In Paraguay, more flee worst floods in decades as levee creaks

ASUNCION/BUENOS AIRES, (Reuters) – With further rain looming, more families abandoned their homes yesterday in Paraguay, the country hardest hit by the worst flooding in decades in the area bordering Uruguay and Argentina, which has already forced more than 100,000 people to evacuate.

The El Niño weather phenomenon has exacerbated summer rains, swelling rivers in the region. The River Paraguay, which flows by the country’s capital, Asuncion, has already reached 7.82 meters (25.66 feet), its highest level since 1992.

Around 90,000 people have already left their homes in Asuncion, and are camping in makeshift wood and tin shelters around the city in parks and public spaces or finding refuge in schools and military buildings.

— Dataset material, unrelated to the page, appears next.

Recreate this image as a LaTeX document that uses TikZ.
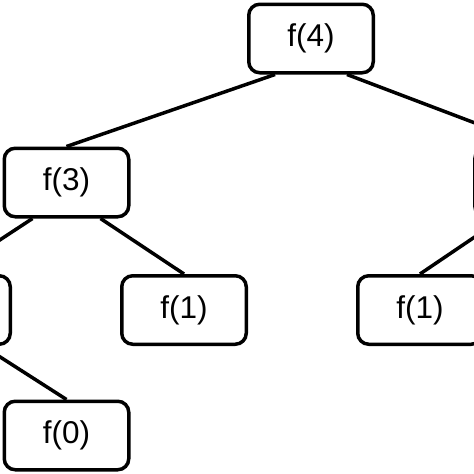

“The water in my house reaches the ceiling; we brought all we could with the help of neighbors and a municipal van,” said Ramona Beltrán, a 42-year-old cook who has been living in an evacuee settlement with 30 other families for two weeks now.

Beltrán said she spent her savings on the material she needed to make herself a new home as government aid had lagged.

“We can’t wait, when it is raining so much,” she said.

In Alberdi, about 120 km (75 miles) further south, authorities have called for 7,000 more people to evacuate because of cracks detected in the town’s levee.

“We are very uncertain about what could happen with the (flood) wall and we do not want to run any type of risk, so the population has been alerted,” said Paraguay’s minister of national emergencies, Joaquín Roa. He said, however, that many people did not want to leave their homes for fear of looting.